WHAT YOU SHOULD DO.
Begin with the first line of the material and write out each line exactly, ending with the line that contains "plt.rcParams['font.family'] = ['Open". Pictures are not part of the copy.

DATA.
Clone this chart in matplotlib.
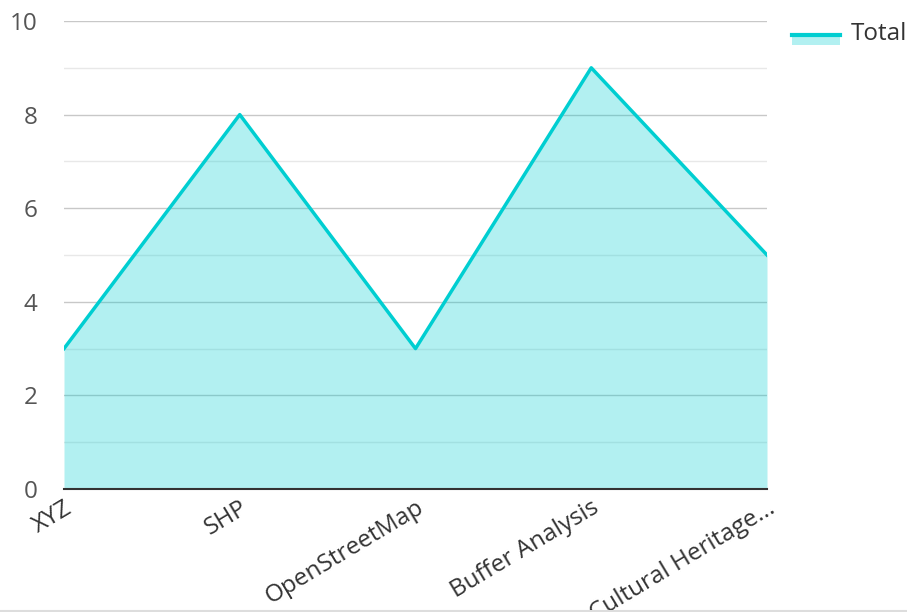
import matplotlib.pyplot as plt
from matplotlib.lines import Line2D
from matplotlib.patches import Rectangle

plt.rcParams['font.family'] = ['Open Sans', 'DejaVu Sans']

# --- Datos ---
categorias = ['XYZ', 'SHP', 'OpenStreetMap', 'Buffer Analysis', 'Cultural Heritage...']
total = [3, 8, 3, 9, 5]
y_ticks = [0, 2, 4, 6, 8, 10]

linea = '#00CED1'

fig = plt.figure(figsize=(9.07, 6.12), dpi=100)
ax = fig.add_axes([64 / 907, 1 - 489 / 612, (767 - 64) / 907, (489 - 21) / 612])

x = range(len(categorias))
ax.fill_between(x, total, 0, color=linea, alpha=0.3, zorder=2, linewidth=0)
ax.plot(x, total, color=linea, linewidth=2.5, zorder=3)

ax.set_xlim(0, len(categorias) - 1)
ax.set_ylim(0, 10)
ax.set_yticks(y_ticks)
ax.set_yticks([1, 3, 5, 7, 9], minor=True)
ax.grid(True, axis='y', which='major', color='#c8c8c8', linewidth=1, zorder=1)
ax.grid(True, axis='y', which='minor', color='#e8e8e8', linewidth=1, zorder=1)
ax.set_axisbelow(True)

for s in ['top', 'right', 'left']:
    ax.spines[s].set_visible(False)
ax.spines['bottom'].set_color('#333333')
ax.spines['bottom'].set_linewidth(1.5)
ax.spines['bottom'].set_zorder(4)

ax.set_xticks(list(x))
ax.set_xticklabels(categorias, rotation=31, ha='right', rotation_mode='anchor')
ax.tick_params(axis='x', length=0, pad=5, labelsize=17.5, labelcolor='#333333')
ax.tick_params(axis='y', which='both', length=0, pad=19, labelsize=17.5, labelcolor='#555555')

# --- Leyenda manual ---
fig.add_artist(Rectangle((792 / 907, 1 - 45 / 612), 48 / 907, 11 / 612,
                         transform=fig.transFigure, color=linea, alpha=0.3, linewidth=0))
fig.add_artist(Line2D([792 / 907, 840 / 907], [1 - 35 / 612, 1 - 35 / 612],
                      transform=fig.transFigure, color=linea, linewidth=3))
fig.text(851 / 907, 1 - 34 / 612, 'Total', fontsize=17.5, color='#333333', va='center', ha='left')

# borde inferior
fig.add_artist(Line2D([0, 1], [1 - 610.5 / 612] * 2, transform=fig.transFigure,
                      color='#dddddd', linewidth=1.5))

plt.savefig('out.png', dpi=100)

PROBLEM SOLUTION.
Clone this chart in matplotlib.
import matplotlib.pyplot as plt
from matplotlib.lines import Line2D
from matplotlib.patches import Rectangle

plt.rcParams['font.family'] = ['Open Sans', 'DejaVu Sans']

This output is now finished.